Training multiple pytorch models concurrently leading to longer training time for each model

jzhao004 · November 1, 2021, 10:59am

I’m currently training two variations of the following model (GitHub - TengdaHan/DPC: Video Representation Learning by Dense Predictive Coding. Tengda Han, Weidi Xie, Andrew Zisserman.).

I’ve noticed that when training both models concurrently (each on a dedicated GPU), the training time for each model increases by ~25%, as compared to when training only one model at a time.

Currently, GPU usage is >90% for both models.CPU usage is ~60% and RAM usage is ~25% when both models are trained concurrently.

Here are the profiling results (sorted by total CPU time, total CUDA time, CPU memory usage, and CUDA memory usage).

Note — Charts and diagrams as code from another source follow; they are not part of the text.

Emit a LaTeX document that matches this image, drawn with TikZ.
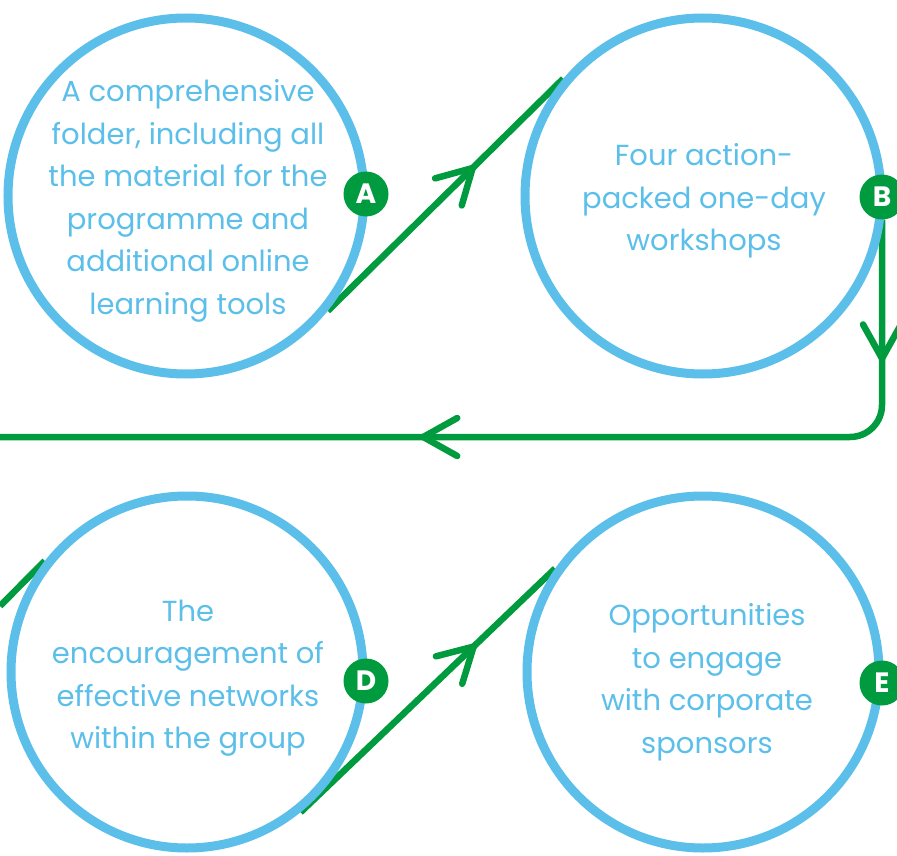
\documentclass[tikz,border=0pt]{standalone}
\usepackage{fontspec}
\setmainfont{Poppins}
\usetikzlibrary{arrows.meta,decorations.markings,backgrounds}
\definecolor{ringblue}{HTML}{5BBFEA}
\definecolor{flowgreen}{HTML}{009B3E}
\tikzset{mybarb/.tip={Straight Barb[length=34pt,width=38pt,line cap=round,line join=round]}}
\begin{document}
\begin{tikzpicture}[x=1pt,y=-1pt,
  ring/.style={circle,draw=ringblue,line width=9pt,minimum size=356pt,inner sep=0pt},
  label/.style={text=ringblue,font=\fontsize{29}{42.5}\selectfont,align=center,inner sep=0pt},
  badge/.style={circle,fill=flowgreen,minimum size=45pt,inner sep=0pt,text=white,font=\fontsize{28}{28}\selectfont\bfseries},
  flow/.style={draw=flowgreen,line width=6.5pt},
  midarrow/.style={postaction={decorate},decoration={markings,mark=at position #1 with {\arrow{mybarb}}}}
]
\useasboundingbox (0,0) rectangle (897,856);
% circles
\node[ring] (A) at (186,196) {};
\node[ring] (B) at (703,196) {};
\node[ring,minimum size=352pt] (D) at (187,672) {};
\node[ring,minimum size=352pt] (E) at (703,672) {};
% texts
\node[label] (tA) at (188,201) {A comprehensive\\folder, including all\\the material for the\\programme and\\additional online\\learning tools};
\node[label] (tB) at (704,201) {Four action-\\packed one-day\\workshops};
\node[label] (tD) at (188,678) {The\\encouragement of\\effective networks\\within the group};
\node[label] (tE) at (707,682) {Opportunities\\to engage\\with corporate\\sponsors};
% badges
\node[badge] (bA) at (366,194) {A};
\node[badge] (bB) at (882,197) {B};
\node[badge] (bD) at (366,681) {D};
\node[badge] (bE) at (882,683) {E};
% connectors
\coordinate (corner) at (882,437);
\coordinate (leftend) at (0,437);
\coordinate (leftin) at (0,606);
\begin{scope}[on background layer]
\draw[flow,midarrow=0.625] (A.-39) -- (B.140);
\draw[flow,rounded corners=32pt,postaction={decorate},
  decoration={markings,mark=at position 142pt with {\arrow{mybarb}},mark=at position -420pt with {\arrow{mybarb}}}]
  (bB.south) -- (corner) -- (leftend);
\draw[flow] (leftin) -- (D.142);
\draw[flow,midarrow=0.689] (D.-51) -- (E.145);
\end{scope}
\end{tikzpicture}
\end{document}
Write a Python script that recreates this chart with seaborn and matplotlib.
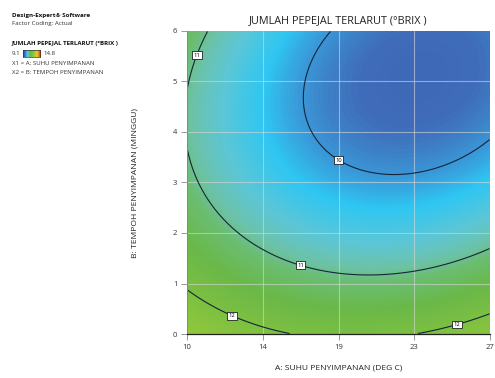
"""
Contour plot of JUMLAH PEPEJAL TERLARUT (°BRIX) vs storage temperature and time.
Surface comes from a quadratic response model (actual factors).
"""

import numpy as np
import matplotlib
matplotlib.use("Agg")
import matplotlib.pyplot as plt
from matplotlib.colors import LinearSegmentedColormap
import seaborn as sns

# ── Model / data ───────────────────────────────────────────────────────────
# Final equation in terms of actual factors (A = temperature, B = weeks)
b0 = 14.9002
bA = -0.3096
bB = -0.6517
bAB = -0.011506
bAA = 0.0080
bBB = 0.0900

a_range = [10, 27]
b_range = [0, 6]
z_range = [9.1, 14.8]
contour_levels = [10, 11, 12]

x_tick_values = [10, 14.25, 18.5, 22.75, 27]
x_tick_labels = ["10", "14", "19", "23", "27"]
y_tick_values = [0, 1, 2, 3, 4, 5, 6]
y_tick_labels = ["0", "1", "2", "3", "4", "5", "6"]

# contour label anchors (A, B)
label_spots = [(10.5, 5.53), (18.5, 3.44), (16.4, 1.41), (12.6, 0.42), (25.1, 0.24)]

# colour ramp stops (value, colour)
ramp_values = [9.1, 9.75, 10.0, 10.25, 10.6, 10.9, 11.1, 11.5, 12.6, 13.6, 14.8]
ramp_colors = ["#3650ac", "#3f6cb8", "#3a96d6", "#2ec6f2", "#5cc6d6", "#6cc2a8",
               "#6abd70", "#6ab848", "#92c83a", "#e8d020", "#e02020"]

TITLE = "JUMLAH PEPEJAL TERLARUT (°BRIX )"
XLABEL = "A: SUHU PENYIMPANAN (DEG C)"
YLABEL = "B: TEMPOH PENYIMPANAN (MINGGU)"


def response(A, B):
    return b0 + bA * A + bB * B + bAB * A * B + bAA * A ** 2 + bBB * B ** 2


def main():
    sns.set_theme(style="white")
    plt.rcParams['font.family'] = ['Open Sans', 'DejaVu Sans']

    fracs = [(v - z_range[0]) / (z_range[1] - z_range[0]) for v in ramp_values]
    cmap = LinearSegmentedColormap.from_list("de", list(zip(fracs, ramp_colors)))

    nx, ny = 340, 300
    span_a = a_range[1] - a_range[0]
    span_b = b_range[1] - b_range[0]
    a_cells = a_range[0] + (np.arange(nx) + 0.5) * span_a / nx
    b_cells = b_range[1] - (np.arange(ny) + 0.5) * span_b / ny
    AA, BB = np.meshgrid(a_cells, b_cells)
    Z = response(AA, BB)

    def ix(a):
        return (np.asarray(a) - a_range[0]) / span_a * nx

    def iy(b):
        return (b_range[1] - np.asarray(b)) / span_b * ny

    fig = plt.figure(figsize=(4.95, 3.78), dpi=100)
    ax = fig.add_axes([0.3778, 0.1164, 0.6121, 0.8016])

    sns.heatmap(Z, cmap=cmap, vmin=z_range[0], vmax=z_range[1], cbar=False,
                xticklabels=False, yticklabels=False, ax=ax, rasterized=True)
    ax.set_xlim(0, nx)
    ax.set_ylim(ny, 0)

    # grid
    for xv in x_tick_values[1:-1]:
        ax.axvline(ix(xv), color="#d8d8d8", lw=0.8, alpha=0.6)
    for yv in y_tick_values[1:-1]:
        ax.axhline(iy(yv), color="#d8d8d8", lw=0.8, alpha=0.6)

    # contours
    cs = ax.contour(ix(AA), iy(BB), Z, levels=contour_levels,
                    colors="#15253a", linewidths=0.8)
    spots = [(float(ix(a)), float(iy(b))) for a, b in label_spots]
    texts = ax.clabel(cs, fmt="%d", inline=False, fontsize=4.2, manual=spots)
    for t in texts:
        t.set_rotation(0)
        t.set_color("black")
        t.set_bbox(dict(facecolor="white", edgecolor="black", lw=0.5, pad=1.0))

    ax.set_xticks(ix(x_tick_values))
    ax.set_xticklabels(x_tick_labels, fontsize=5.5, color="#333333")
    ax.set_yticks(iy(y_tick_values))
    ax.set_yticklabels(y_tick_labels, fontsize=5.5, color="#333333", rotation=0)
    ax.tick_params(axis="both", direction="out", length=4, width=0.6,
                   color="#888888", pad=3, bottom=True, left=True)
    for side in ["top", "right"]:
        ax.spines[side].set_visible(False)
    ax.spines["left"].set_visible(True)
    ax.spines["left"].set_color("#888888")
    ax.spines["left"].set_linewidth(0.7)
    ax.spines["bottom"].set_visible(True)
    ax.spines["bottom"].set_color("#222222")
    ax.spines["bottom"].set_linewidth(0.9)

    fig.text(0.684, 0.945, TITLE, ha="center", va="center", fontsize=7.8, color="#222222")
    fig.text(0.684, 0.026, XLABEL, ha="center", va="center", fontsize=6.1, color="#222222")
    fig.text(0.273, 0.516, YLABEL, ha="center", va="center", rotation=90,
             fontsize=6.1, color="#222222")

    # side legend block
    fig.text(0.024, 0.960, "Design-Expert® Software", fontsize=4.5, fontweight="bold",
             va="center", color="#111111")
    fig.text(0.024, 0.937, "Factor Coding: Actual", fontsize=4.4, va="center", color="#333333")
    fig.text(0.024, 0.886, TITLE, fontsize=4.4, fontweight="bold", va="center", color="#111111")
    fig.text(0.024, 0.858, "9.1", fontsize=4.4, va="center", color="#333333")
    fig.text(0.087, 0.858, "14.8", fontsize=4.4, va="center", color="#333333")
    fig.text(0.024, 0.832, "X1 = A: SUHU PENYIMPANAN", fontsize=4.4, va="center", color="#333333")
    fig.text(0.024, 0.807, "X2 = B: TEMPOH PENYIMPANAN", fontsize=4.4, va="center", color="#333333")

    bar_ax = fig.add_axes([0.046, 0.849, 0.035, 0.019])
    bar_ax.imshow(np.linspace(0, 1, 100)[None, :], aspect="auto", cmap=cmap)
    bar_ax.set_xticks([])
    bar_ax.set_yticks([])
    for s in bar_ax.spines.values():
        s.set_visible(True)
        s.set_color("#333333")
        s.set_linewidth(0.5)

    fig.savefig("out.png", dpi=100)
    plt.close(fig)


if __name__ == "__main__":
    main()
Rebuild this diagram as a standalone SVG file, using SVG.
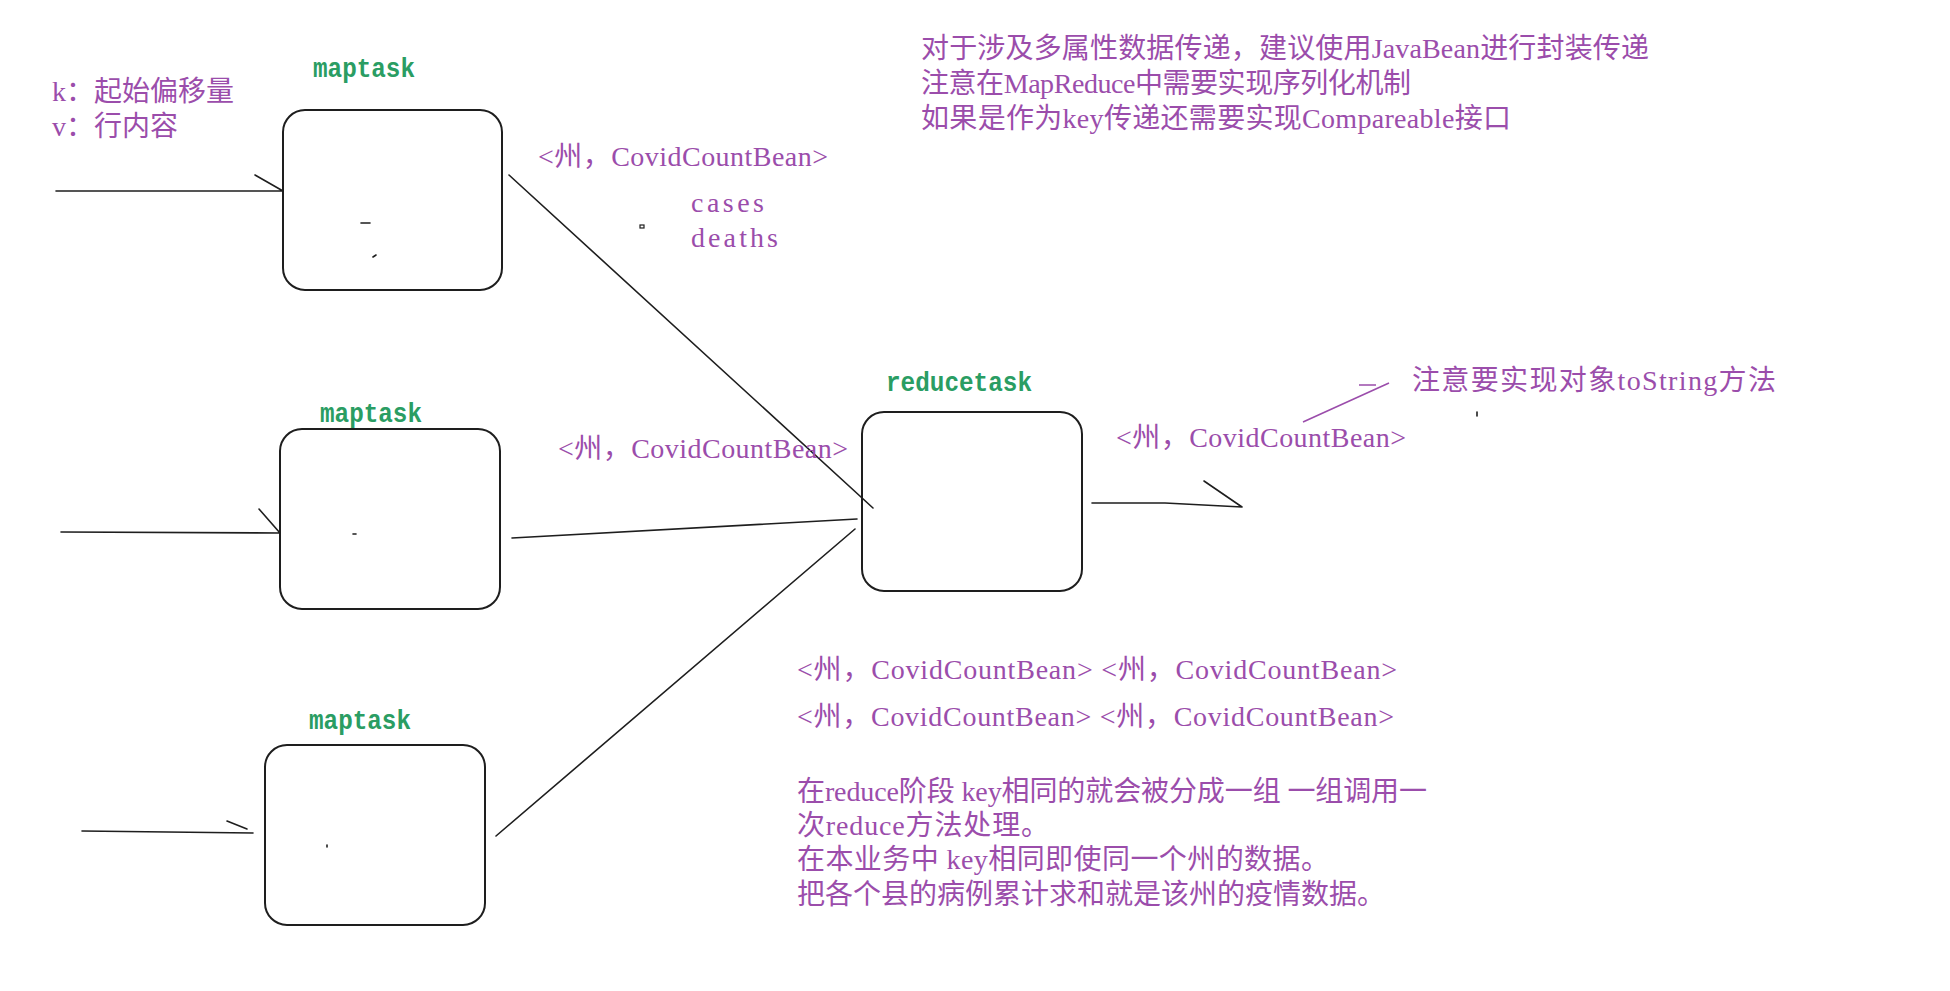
<svg xmlns="http://www.w3.org/2000/svg" width="1950" height="991" viewBox="0 0 1950 991">
<style>
.box{fill:none;stroke:#1e1e1e;stroke-width:2}
.ln{fill:none;stroke:#1e1e1e;stroke-width:1.6;stroke-linecap:round}
.pl{fill:none;stroke:#9b4dab;stroke-width:1.6}
.g{font-family:"Liberation Mono",monospace;font-size:27px;font-weight:bold;fill:#2a9d63}
.p{font-family:"Liberation Serif","Noto Sans CJK SC",serif;font-size:28px;fill:#9b4dab}
</style>
<rect width="1950" height="991" fill="#ffffff"/>
<g id="maptask1">
<rect class="box" x="283" y="110" width="219" height="180" rx="22"/>
<text class="g" x="313" y="77" textLength="102" lengthAdjust="spacingAndGlyphs">maptask</text>
<line class="ln" x1="361" y1="223" x2="370" y2="223"/>
<line class="ln" x1="373" y1="257" x2="376" y2="255"/>
</g>
<g id="maptask2">
<rect class="box" x="280" y="429" width="220" height="180" rx="22"/>
<text class="g" x="320" y="422" textLength="102" lengthAdjust="spacingAndGlyphs">maptask</text>
<line class="ln" x1="353" y1="534" x2="356" y2="534"/>
</g>
<g id="maptask3">
<rect class="box" x="265" y="745" width="220" height="180" rx="22"/>
<text class="g" x="309" y="729" textLength="102" lengthAdjust="spacingAndGlyphs">maptask</text>
<line class="ln" x1="327" y1="845" x2="327" y2="847"/>
</g>
<g id="reducetask">
<rect class="box" x="862" y="412" width="220" height="179" rx="22"/>
<text class="g" x="886" y="391" textLength="146" lengthAdjust="spacingAndGlyphs">reducetask</text>
</g>
<g id="connectors">
<path class="ln" d="M56,191 L283,191 M255,175 L283,191"/>
<path class="ln" d="M61,532 L280,533 M259,509 L280,533"/>
<path class="ln" d="M82,831 L253,833 M227,821 L247,829"/>
<path class="ln" d="M509,175 L873,508"/>
<path class="ln" d="M512,538 L857,519"/>
<path class="ln" d="M496,836 L855,529"/>
<path class="ln" d="M1092,503 L1165,503 L1242,507 M1204,481 L1242,507"/>
<path class="pl" d="M1303,422 L1389,383 M1359,385 L1376,385"/>
</g>
<rect x="640" y="225" width="4" height="3" fill="none" stroke="#1e1e1e" stroke-width="1.2"/>
<line class="ln" x1="1477" y1="412" x2="1477" y2="416"/>
<text class="p" x="52" y="101" textLength="182" lengthAdjust="spacing">k：起始偏移量</text>
<text class="p" x="52" y="136" textLength="126" lengthAdjust="spacing">v：行内容</text>
<text class="p" x="538" y="166" textLength="290" lengthAdjust="spacing">&lt;州，CovidCountBean&gt;</text>
<text class="p" x="691" y="212" textLength="73" lengthAdjust="spacing">cases</text>
<text class="p" x="691" y="247" textLength="87" lengthAdjust="spacing">deaths</text>
<text class="p" x="558" y="458" textLength="290" lengthAdjust="spacing">&lt;州，CovidCountBean&gt;</text>
<text class="p" x="1116" y="447" textLength="290" lengthAdjust="spacing">&lt;州，CovidCountBean&gt;</text>
<text class="p" x="1412" y="390" textLength="364" lengthAdjust="spacing">注意要实现对象toString方法</text>
<text class="p" x="921" y="58" textLength="728" lengthAdjust="spacing">对于涉及多属性数据传递，建议使用JavaBean进行封装传递</text>
<text class="p" x="921" y="93" textLength="490" lengthAdjust="spacing">注意在MapReduce中需要实现序列化机制</text>
<text class="p" x="921" y="128" textLength="590" lengthAdjust="spacing">如果是作为key传递还需要实现Compareable接口</text>
<text class="p" x="797" y="679" textLength="600" lengthAdjust="spacing">&lt;州，CovidCountBean&gt; &lt;州，CovidCountBean&gt;</text>
<text class="p" x="797" y="726" textLength="597" lengthAdjust="spacing">&lt;州，CovidCountBean&gt; &lt;州，CovidCountBean&gt;</text>
<text class="p" x="797" y="801" textLength="630" lengthAdjust="spacing">在reduce阶段 key相同的就会被分成一组 一组调用一</text>
<text class="p" x="797" y="835" textLength="252" lengthAdjust="spacing">次reduce方法处理。</text>
<text class="p" x="797" y="869" textLength="532" lengthAdjust="spacing">在本业务中 key相同即使同一个州的数据。</text>
<text class="p" x="797" y="904" textLength="588" lengthAdjust="spacing">把各个县的病例累计求和就是该州的疫情数据。</text>
</svg>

ptrblck · November 1, 2021, 8:49pm

Your screenshots are a bit hard to decipher, however based on some values I could read it seems that the CUDA operations are using approx. the same amount of time, while CPU ops are a bit slower.
This could point towards a CPU-bound workload and the host might not be fast enough to run ahead and schedule the GPU work fast enough if you start multiple processes.

jzhao004 · November 2, 2021, 3:28am

Thank you for your reply! I’ve updated the screenshot to a higher resolution version.